Biomedical Engineering Society: Presentation by Sheila Galbreath - Anthropometric Measurements

Sheila Galbreath, one of our BIE department PhD candidates, will be presenting some of her research to BMES members. This is a great time to see the opportunities available for students who may be interested in pursuing a graduate degree in biomedical engineering, after completing their undergrad requirements.

Here is her abstract:

Anthropometric utilizes noninvasive methods to study human measurements.  Differences in human measurements are apparent during stages of development and gender; thereby necessitating the need to quantify specific anatomical measurements. Anthropometric data is applicable to manufacturing (i.e. clothing, equipment, etc.), work environments, and healthcare. Although there is a plethora of manual instruments employed to take quantitative measurements, recent technology can obtain scans minimizing direct contact with the subject. 3D scanners (i.e. Kinect, Artec, etc.) can model the human shape, allowing evaluation after the participant is no longer present with good accuracy.
 
Additional research is required to explore the anthropometric variations between genders, growth and development stages, and ethnic composition. The exciting component of this project is integrating human factors engineering and biomedical engineering.
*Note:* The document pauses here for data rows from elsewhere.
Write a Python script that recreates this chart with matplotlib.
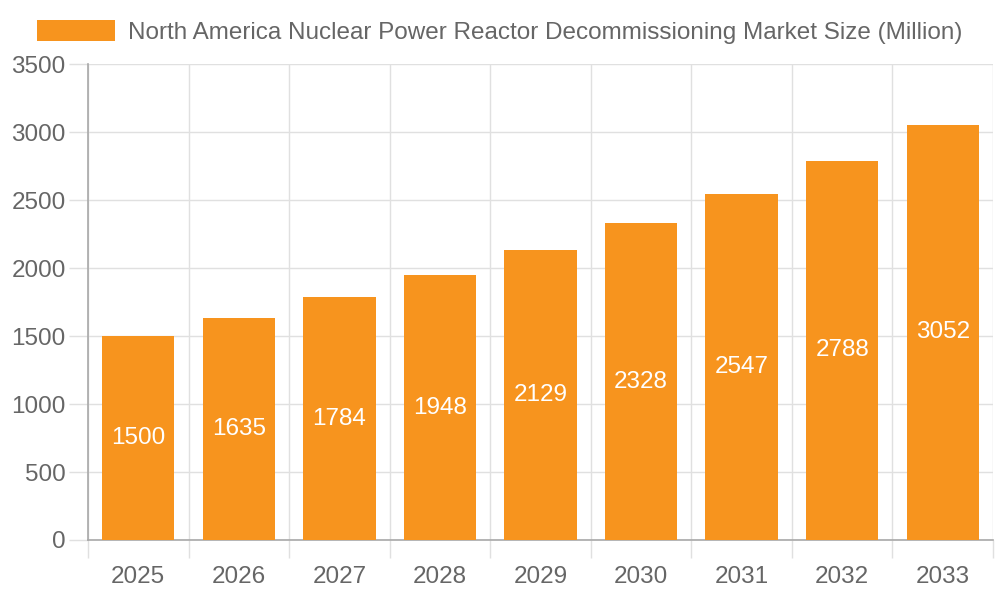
import numpy as np
import matplotlib
matplotlib.use("Agg")
import matplotlib.pyplot as plt
from matplotlib.patches import Patch

years = ["2025", "2026", "2027", "2028", "2029", "2030", "2031", "2032", "2033"]
values = [1500, 1635, 1784, 1948, 2129, 2328, 2547, 2788, 3052]
series_name = "North America Nuclear Power Reactor Decommissioning Market Size (Million)"

BAR_COLOR = "#f7941e"
GRID = "#e0e0e0"
AXIS = "#a8a8a8"
TEXT = "#666666"

plt.rcParams["font.family"] = ["Liberation Sans", "DejaVu Sans"]

fig = plt.figure(figsize=(10, 6), dpi=100)
ax = fig.add_axes([0.088, 0.1, 0.905, 0.7933])

x = np.arange(len(years))
bars = ax.bar(x, values, width=0.72, color=BAR_COLOR, zorder=3)
for b, v in zip(bars, values):
    ax.text(b.get_x() + b.get_width() / 2, v / 2, str(v), ha="center", va="center",
            color="white", fontsize=17.5, zorder=4)

ax.set_xlim(-0.5, len(years) - 0.5)
ax.set_ylim(0, 3500)
ax.set_yticks(np.arange(0, 3501, 500))
ax.set_xticks(x)
ax.set_xticklabels(years)
ax.set_xticks(np.arange(-0.5, len(years), 1), minor=True)

ax.grid(axis="y", color=GRID, linewidth=1, zorder=0)
ax.grid(axis="x", which="minor", color=GRID, linewidth=1, zorder=0)
ax.tick_params(axis="x", which="major", length=0, pad=19, labelsize=17.5, labelcolor=TEXT)
ax.tick_params(axis="x", which="minor", length=13, color=GRID, width=1)
ax.tick_params(axis="y", length=14, color=GRID, width=1, pad=2, labelsize=17.5, labelcolor=TEXT)

for s in ["top", "right"]:
    ax.spines[s].set_visible(False)
for s in ["left", "bottom"]:
    ax.spines[s].set_color(AXIS)
    ax.spines[s].set_linewidth(1.2)

fig.legend(handles=[Patch(facecolor=BAR_COLOR, label=series_name)],
           loc="center", bbox_to_anchor=(0.5, 0.947), frameon=False,
           fontsize=17.5, labelcolor=TEXT, handlelength=3.2, handleheight=1.0,
           handletextpad=0.55)

fig.savefig("out.png", dpi=100)
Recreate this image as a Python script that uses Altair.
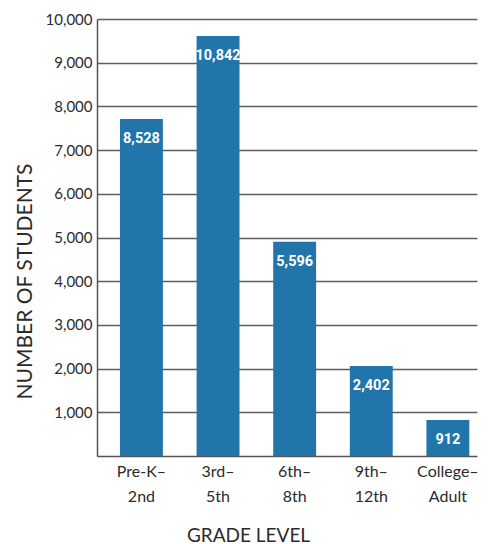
import altair as alt
import pandas as pd

line1 = ["Pre-K–", "3rd–", "6th–", "9th–", "College–"]
line2 = ["2nd", "5th", "8th", "12th", "Adult"]
bar_heights = [7710, 9610, 4900, 2060, 825]
labels = ["8,528", "10,842", "5,596", "2,402", "912"]
y_ticks = [1000, 2000, 3000, 4000, 5000, 6000, 7000, 8000, 9000, 10000]

cats = [a + "\n" + b for a, b in zip(line1, line2)]
df = pd.DataFrame({"grade": cats, "height": bar_heights, "label": labels})

FONT = "Lato"
TXT = "#2b2b2b"

x = alt.X(
    "grade:N",
    sort=cats,
    scale=alt.Scale(paddingInner=0.44, paddingOuter=0.2, align=0.75),
    axis=alt.Axis(
        title="GRADE LEVEL",
        labelAngle=0,
        labelExpr="split(datum.label, '\\n')",
        labelFont=FONT,
        labelFontSize=16,
        labelColor=TXT,
        labelLineHeight=25,
        labelPadding=15,
        labelBaseline="middle",
        ticks=False,
        domainColor="#555555",
        domainWidth=1.5,
        titleFont=FONT,
        titleFontSize=19,
        titleFontWeight="normal",
        titleColor=TXT,
        titleX=151,
        titleY=79,
        titleAlign="center",
        titleBaseline="middle",
        titleAnchor="start",
    ),
)

y = alt.Y(
    "height:Q",
    scale=alt.Scale(domain=[0, 10000], nice=False),
    axis=alt.Axis(
        title="NUMBER OF STUDENTS",
        values=y_ticks,
        format=",.0f",
        grid=True,
        gridColor="#5e5e5e",
        gridWidth=1.4,
        ticks=False,
        labelPadding=5,
        labelFont=FONT,
        labelFontSize=15,
        labelColor=TXT,
        domainColor="#555555",
        domainWidth=1.5,
        titleFont=FONT,
        titleFontSize=21,
        titleFontWeight="normal",
        titleColor=TXT,
        titleX=-72,
        titleY=262,
        titleAngle=-90,
        titleAlign="center",
        titleBaseline="middle",
        titleAnchor="start",
    ),
)

bars = alt.Chart(df).mark_bar(color="#2175AA").encode(x=x, y=y)

text = alt.Chart(df).mark_text(
    color="white",
    font="Roboto",
    fontSize=14.5,
    fontWeight="bold",
    baseline="middle",
    dy=20,
).encode(x=alt.X("grade:N", sort=cats), y=alt.Y("height:Q"), text="label:N")

chart = (
    alt.layer(bars, text)
    .properties(
        width=380,
        height=437,
        autosize=alt.AutoSizeParams(type="none"),
        padding={"left": 97, "top": 19, "right": 13, "bottom": 88},
        background="white",
    )
    .configure_view(stroke=None)
)

chart.save("out.html", embed_options={"renderer": "svg", "actions": False})
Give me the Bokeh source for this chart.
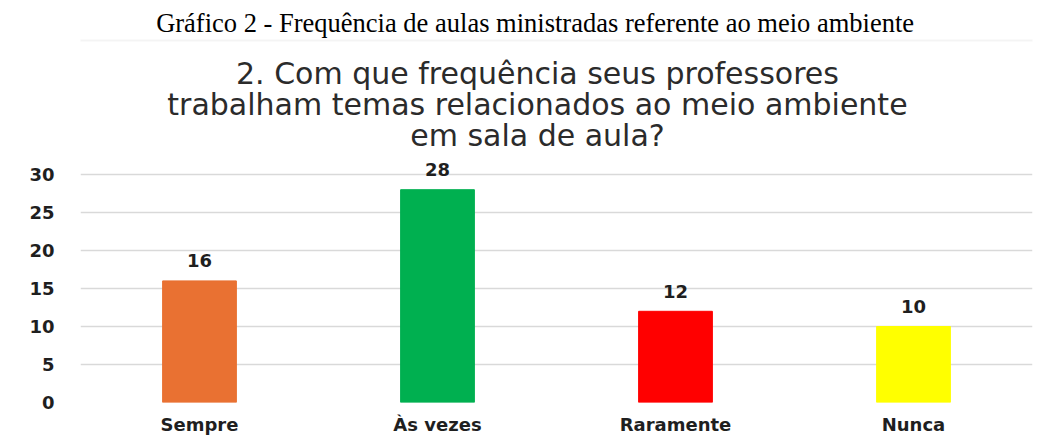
from bokeh.plotting import figure
from bokeh.models import Range1d, FactorRange, FixedTicker, BoxAnnotation, ColumnDataSource
from bokeh.core.properties import value
from bokeh.embed import file_html
from bokeh.resources import INLINE

caption = "Gráfico 2 - Frequência de aulas ministradas referente ao meio ambiente"
title_lines = ["2. Com que frequência seus professores",
               "trabalham temas relacionados ao meio ambiente",
               "em sala de aula?"]
categories = ["Sempre", "Às vezes", "Raramente", "Nunca"]
counts = [16, 28, 12, 10]
colors = ["#E97132", "#00B050", "#FF0000", "#FFFF00"]
y_ticks = [0, 5, 10, 15, 20, 25, 30]

W, H = 1050, 440
FRAME_BOTTOM = 402
PX = 7.6  # pixels per unit


def yv(py):
    # page pixel row -> data value (frame spans from canvas top to FRAME_BOTTOM)
    return (FRAME_BOTTOM - py) / PX


p = figure(width=W, height=H, output_backend="svg", toolbar_location=None,
           x_range=FactorRange(*categories), y_range=Range1d(0, FRAME_BOTTOM / PX),
           min_border_left=80, min_border_right=W - 1032, min_border_top=0,
           min_border_bottom=H - FRAME_BOTTOM)
p.outline_line_color = None
p.background_fill_color = "white"
p.border_fill_color = "white"

# chart box border (top edge visible)
p.add_layout(BoxAnnotation(left=10, right=1200, top=40, bottom=1000,
                           left_units="canvas", right_units="canvas",
                           top_units="canvas", bottom_units="canvas",
                           fill_color=None, line_color="#d9d9d9", line_width=2, level="underlay"))

src = ColumnDataSource(dict(cat=categories, n=counts, color=colors,
                            lab=[str(c) for c in counts]))
p.vbar(x="cat", top="n", width=0.31, color="color", source=src)
p.text(x="cat", y="n", text="lab", source=src, text_align="center", text_baseline="middle",
       y_offset=-20, text_font=value("DejaVu Sans"), text_font_style="bold",
       text_font_size="18px", text_color="#1f1f1f")

# caption and chart title (synthetic categorical x: 0..4 across the frame)
p.text(x=[1.91], y=[yv(22)], text=[caption],
       text_align="center", text_baseline="alphabetic", text_font=value("Liberation Serif"),
       text_font_size="26.5px", text_color="#000000")
p.text(x=[1.92] * 3, y=[yv(73), yv(104), yv(135)], text=title_lines,
       text_align="center", text_baseline="alphabetic",
       text_font=value("DejaVu Sans"), text_font_size="30px", text_color="#2b2b2b")

p.ygrid.ticker = FixedTicker(ticks=y_ticks)
p.ygrid.grid_line_color = "#d9d9d9"
p.ygrid.grid_line_width = 1.5
p.xgrid.grid_line_color = None
p.yaxis.ticker = FixedTicker(ticks=y_ticks)
for ax in (p.xaxis[0], p.yaxis[0]):
    ax.axis_line_color = None
    ax.major_tick_line_color = None
    ax.minor_tick_line_color = None
    ax.major_label_text_font = "DejaVu Sans"
    ax.major_label_text_font_style = "bold"
    ax.major_label_text_font_size = "18px"
    ax.major_label_text_color = "#1f1f1f"
p.yaxis.major_label_standoff = 20
p.xaxis.major_label_standoff = 5

open("out.html", "w").write(file_html(p, INLINE))
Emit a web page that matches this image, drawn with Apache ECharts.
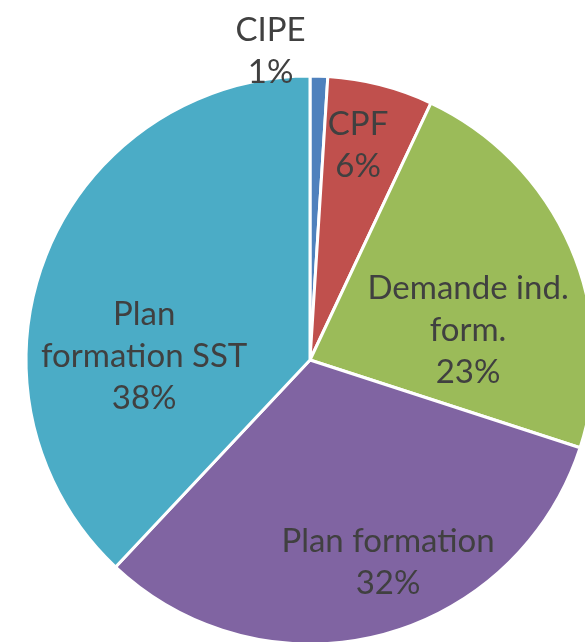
<!DOCTYPE html>
<html>
<head>
<meta charset="utf-8">
<style>
  html, body { margin: 0; padding: 0; background: #fff; }
  #chart { width: 585px; height: 642px; }
</style>
<script src="https://cdn.jsdelivr.net/npm/echarts@6/dist/echarts.min.js"></script>
</head>
<body>
<div id="chart"></div>
<script>
// catégories et parts (%)
const categories = ['CIPE', 'CPF', 'Demande ind.\nform.', 'Plan formation', 'Plan\nformation SST']
const shares = [1, 6, 23, 32, 38]
const colors = ['#4F81BD', '#C0504D', '#9BBB59', '#8064A2', '#4BACC6']

// décalage des étiquettes (placement "best fit" d'Excel)
const labelShift = [[-44, -164], [12, -74], [25, 28], [42, 62], [-31, 50]]

const chart = echarts.init(document.getElementById('chart'))

chart.setOption({
  backgroundColor: '#ffffff',
  animation: false,
  series: [{
    type: 'pie',
    center: [310, 360],
    radius: 284,
    startAngle: 90,
    clockwise: true,
    avoidLabelOverlap: false,
    itemStyle: {
      borderColor: '#ffffff',
      borderWidth: 3
    },
    label: {
      show: true,
      position: 'inside',
      formatter: '{b}\n{d}%',
      fontFamily: 'Lato',
      fontSize: 33,
      lineHeight: 42,
      color: '#404040'
    },
    labelLine: { show: false },
    labelLayout: function (params) {
      const s = labelShift[params.dataIndex]
      return { dx: s[0], dy: s[1] }
    },
    data: categories.map(function (name, i) {
      return { name: name, value: shares[i], itemStyle: { color: colors[i] } }
    })
  }]
})
</script>
</body>
</html>
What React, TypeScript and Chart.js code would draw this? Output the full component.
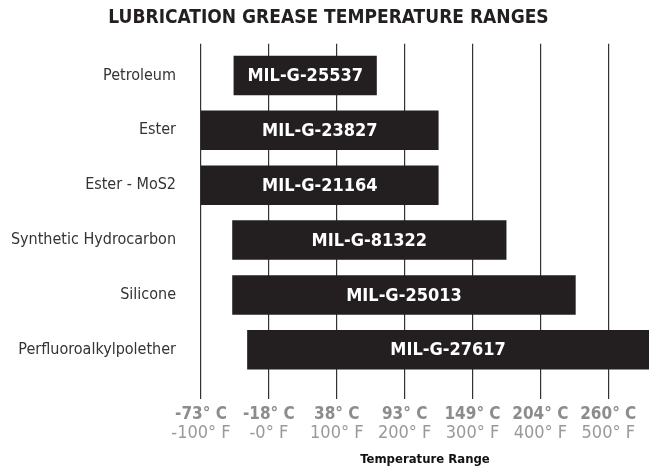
import React, { useEffect, useRef } from 'react';
import { Chart, registerables } from 'chart.js';

Chart.register(...registerables);

const chartTitle = 'LUBRICATION GREASE TEMPERATURE RANGES';
const axisTitle = 'Temperature Range';
const categories = ['Petroleum', 'Ester', 'Ester - MoS2', 'Synthetic Hydrocarbon', 'Silicone', 'Perfluoroalkylpolether'];
const specCodes = ['MIL-G-25537', 'MIL-G-23827', 'MIL-G-21164', 'MIL-G-81322', 'MIL-G-25013', 'MIL-G-27617'];
const lowF = [-52, -100, -100, -54, -54, -32];
const highF = [159, 250, 250, 350, 452, 560];
const tickValuesF = [-100, 0, 100, 200, 300, 400, 500];
const celsiusLabels = ['-73° C', '-18° C', '38° C', '93° C', '149° C', '204° C', '260° C'];
const fahrenheitLabels = ['-100° F', '-0° F', '100° F', '200° F', '300° F', '400° F', '500° F'];
const axisMinF = -100;
const axisMaxF = 560;

const FONT = "'Liberation Sans Narrow', 'DejaVu Sans Condensed', 'Arial Narrow', 'Liberation Sans', sans-serif";

const barLabelPlugin = {
  id: 'barLabels',
  afterDatasetsDraw(chart: any) {
    const { ctx, chartArea } = chart;
    const meta = chart.getDatasetMeta(0);
    ctx.save();
    ctx.fillStyle = '#ffffff';
    ctx.font = `bold 18px ${FONT}`;
    ctx.textAlign = 'center';
    ctx.textBaseline = 'middle';
    meta.data.forEach((bar: any, i: number) => {
      const { x, base, y } = bar.getProps(['x', 'base', 'y'], true);
      const l = Math.max(Math.min(x, base), chartArea.left);
      const r = Math.min(Math.max(x, base), chartArea.right);
      ctx.fillText(specCodes[i], (l + r) / 2, y + 1);
    });
    ctx.restore();
  },
};

const tickList = () => tickValuesF.map((v) => ({ value: v }));

export default function App() {
  const ref = useRef<HTMLCanvasElement | null>(null);

  useEffect(() => {
    if (!ref.current) return;
    const chart = new Chart(ref.current, {
      type: 'bar',
      data: {
        datasets: [
          {
            data: categories.map((_, i) => ({ x: [lowF[i], highF[i]], y: i })) as any,
            backgroundColor: '#231f20',
            borderWidth: 0,
            categoryPercentage: 1,
            barPercentage: 0.72,
          },
        ],
      },
      options: {
        indexAxis: 'y',
        animation: false,
        responsive: false,
        maintainAspectRatio: false,
        layout: { padding: { left: 8, right: 0, top: 0, bottom: 0 } },
        plugins: {
          legend: { display: false },
          tooltip: { enabled: false },
          title: {
            display: true,
            text: chartTitle,
            color: '#231f20',
            font: { family: FONT, size: 19, weight: 'bold', lineHeight: 1.2 },
            padding: { top: 7, bottom: 14 },
          },
        },
        scales: {
          y: {
            type: 'linear',
            reverse: true,
            offset: false,
            min: -0.576,
            max: 5.897,
            afterBuildTicks: (scale: any) => {
              scale.ticks = categories.map((_, i) => ({ value: i }));
            },
            afterFit: (scale: any) => {
              scale.width = 193;
            },
            grid: { display: false, drawTicks: false, offset: false },
            border: { display: false },
            ticks: {
              padding: 25,
              color: '#333333',
              font: { family: FONT, size: 16 },
              callback: (v: any) => categories[Number(v)] ?? '',
            },
          },
          x: {
            type: 'linear',
            position: 'bottom',
            min: axisMinF,
            max: axisMaxF,
            afterBuildTicks: (scale: any) => {
              scale.ticks = tickList();
            },
            afterFit: (scale: any) => {
              scale.height = 25;
            },
            grid: { color: '#333333', lineWidth: 1.2, drawTicks: false },
            border: { display: false },
            ticks: {
              padding: 6,
              color: '#8c8c8c',
              maxRotation: 0,
              autoSkip: false,
              font: { family: FONT, size: 17, weight: 'bold', lineHeight: 1.1 },
              callback: (v: any) => celsiusLabels[tickValuesF.indexOf(Number(v))] ?? '',
            },
          },
          x2: {
            type: 'linear',
            position: 'bottom',
            min: axisMinF,
            max: axisMaxF,
            afterBuildTicks: (scale: any) => {
              scale.ticks = tickList();
            },
            afterFit: (scale: any) => {
              scale.height = 44;
            },
            grid: { display: false, drawTicks: false },
            border: { display: false },
            ticks: {
              padding: 0,
              color: '#999999',
              maxRotation: 0,
              autoSkip: false,
              font: { family: FONT, size: 18, lineHeight: 1 },
              callback: (v: any) => fahrenheitLabels[tickValuesF.indexOf(Number(v))] ?? '',
            },
            title: {
              display: true,
              text: axisTitle,
              color: '#111111',
              font: { family: FONT, size: 13, weight: 'bold', lineHeight: 1.2 },
              padding: { top: 9, bottom: 1 },
            },
          },
        },
      } as any,
      plugins: [barLabelPlugin],
    });
    return () => chart.destroy();
  }, []);

  return (
    <div style={{ position: 'absolute', left: 0, top: 0, width: 649, height: 468, background: '#fff' }}>
      <canvas ref={ref} width={649} height={468} style={{ width: 649, height: 468, display: 'block' }} />
    </div>
  );
}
The interdisciplinary component of this field of science requires interaction with participants, learning the data flow, and integrating multiple disciplines. Anthropometrics is necessary from the inception of designing a protype to the end product.  Experiments and data collection design fall more in line with human factors.  Biomedical engineering is applied during data analysis using machine learning strategies that will reflect the 3D scanned images.  The design of experiments will produce ~281 data points with an option of ~ 78,680 combinations if the measurement order does matter when using two measurements. A biomedical engineer can create a model of the chest and conduct simulated experiments on CAD programs to better understand biological behavior under various conditions. The most significant part of this study is that the data will support our female military members and may have profound applications in the clinical setting, manufacturing, and work environments.